Market volatility increases as EU confirms Russian sanctions
It is still all about Russia/NATO/Europe and the USA. The UN doesn’t see much hope for dialogue but has called on all sides to calm down for the sake of the Ukrainian and Russian people caught in the middle. The Russian Rouble is on a downward spiral now, so keeping oil high is a priority for them. With 80% of Russian troops ready to go into Ukraine things are beginning to look like a war rather than just sanctions.
The European Union formally adopted the latest sanctions package against Russia this morning, and the measures are now in effect. They come in response to Moscow's recognition of the self-proclaimed Donetsk and Lugansk People's Republics as an independent. These sanctions, which target among others Russian Defense Minister Sergey Shoygu, were announced but critics are still saying that neither the EU, US nor UK sanctions go far enough.
Bruno Le Maire, finance minister of France, noted that the EU is expected to discuss a broader set of sanctions against Russia in case of further invasion of Ukraine. Boris Johnson has gone from saying that from the “first toe cap” of a Russian soldier entering Ukraine, he would unleash severe sanctions, as did President Biden who used the phrase “the mother of all sanctions”, to just targeting a few Oligarchs and Banks, with the promise of more in reserve should things escalate.
The US stock markets started the session in the green but started dropping as the session went on. Currently, the Nasdaq is firmly in the red, with the S&P500 and Dow Jones Industrial Average slightly higher than their opening price. The UK FTSE100 has stayed higher closing at 0.61% for the day.
Investors continue to weigh the impact of the economic crisis despite some optimism. There is still a possibility Biden will meet with Russian President Vladimir Putin. The Volatility Index (VIX) is certainly rising and as it trades towards the 30 levels, traders need to be sure to widen their stops and reduce their position sizing. Liquidity dries up during periods of uncertainty so gaps, stop runs, and possibly market daily limits will be run at some point.

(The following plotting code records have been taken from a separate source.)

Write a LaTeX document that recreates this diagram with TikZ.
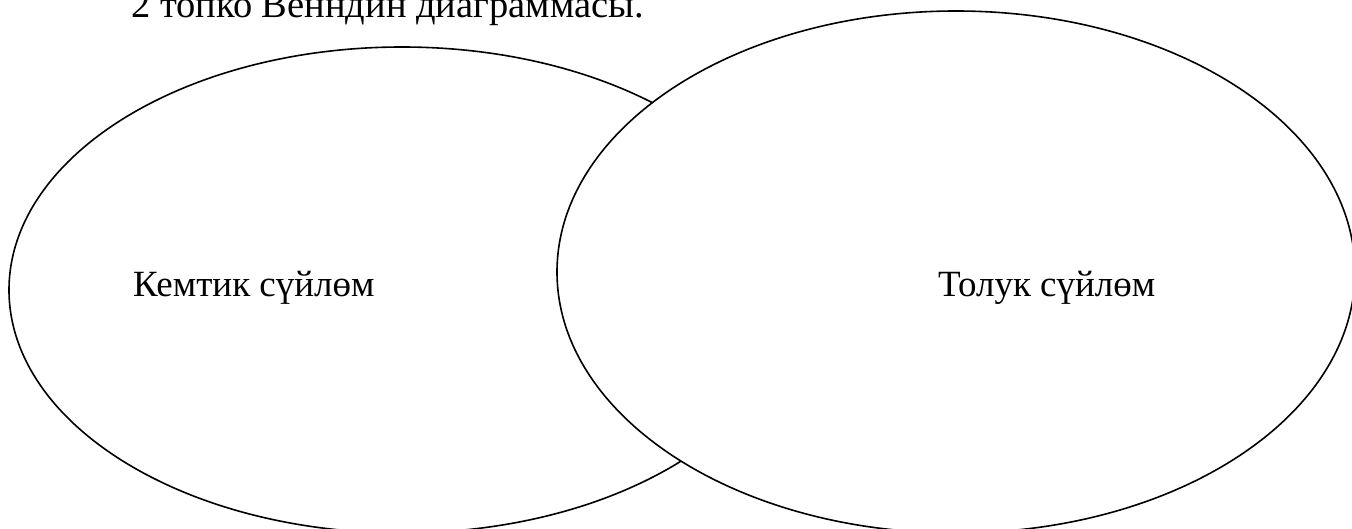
\documentclass[tikz,border=0pt]{standalone}
\usepackage{fontspec}
\setmainfont{Liberation Serif}
\begin{document}
\begin{tikzpicture}[x=1pt,y=-1pt,
  venn/.style={draw=black, line width=1.6pt},
  lbl/.style={anchor=base west, inner sep=0pt, font=\fontsize{37}{44}\selectfont},
  ttl/.style={anchor=base west, inner sep=0pt, font=\fontsize{38.5}{46}\selectfont}]
\useasboundingbox (0,0) rectangle (1352,529);
\clip (0,0) rectangle (1352,529);
\fill[white] (0,0) rectangle (1352,529);
\draw[venn] (402,290) ellipse [x radius=393pt, y radius=243pt];
\draw[venn, fill=white] (956,272) ellipse [x radius=399pt, y radius=261pt];
\node[ttl] (title) at (131,18) {2 топко Венндин диаграммасы.};
\node[lbl] (left) at (133,297) {Кемтик сүйлөм};
\node[lbl] (right) at (938,297) {Толук сүйлөм};
\end{tikzpicture}
\end{document}
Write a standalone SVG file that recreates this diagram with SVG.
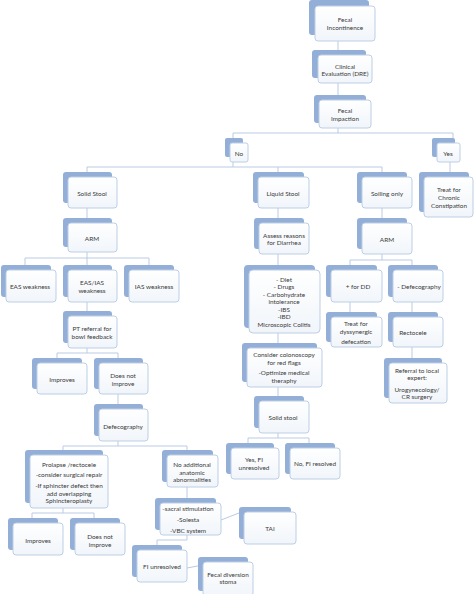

As fresh worries over Ukraine's crisis arose, WTI crude futures were trading around $93.50 per barrel, reversing dramatically from their daily lows of $90.70. More sanctions against Russia were announced while Ukraine declared a state of emergency, in the latest sign that tensions are not yet over and that a diplomatic solution seems less likely. The fear is that there will be supply disruptions. However, for technical analysts and traders on the Brent contract, the deep retracement to the 78.6% Fibonacci retracement and $95.75 level was a great place to add a short with a stop loss above the highs.
The US dollar index is set to benefit from the euro weakness and there is a chance that the recent drop down to the $95.20 level was also a test of a deep retracement. If so, I am now looking to see if there is a reaction to the $96.50 or $97.00 levels or if the market punches higher.
It’s not all plain sailing for the greenback, the commodity pairs are doing very well on the back of what is happening in the energy markets and due to the RBNZ rate hike. The pound is not doing so well following the Bank of England MPC member Tenreyro’s testimony.
I had gold on alert today as the hourly closed below a swing low and was possibly setting up for a move lower. If the daily were to break above yesterday’s high, I would bin that short idea for a while longer. However, a consecutive drop below today’s low either tomorrow or Friday would be a bearish shift.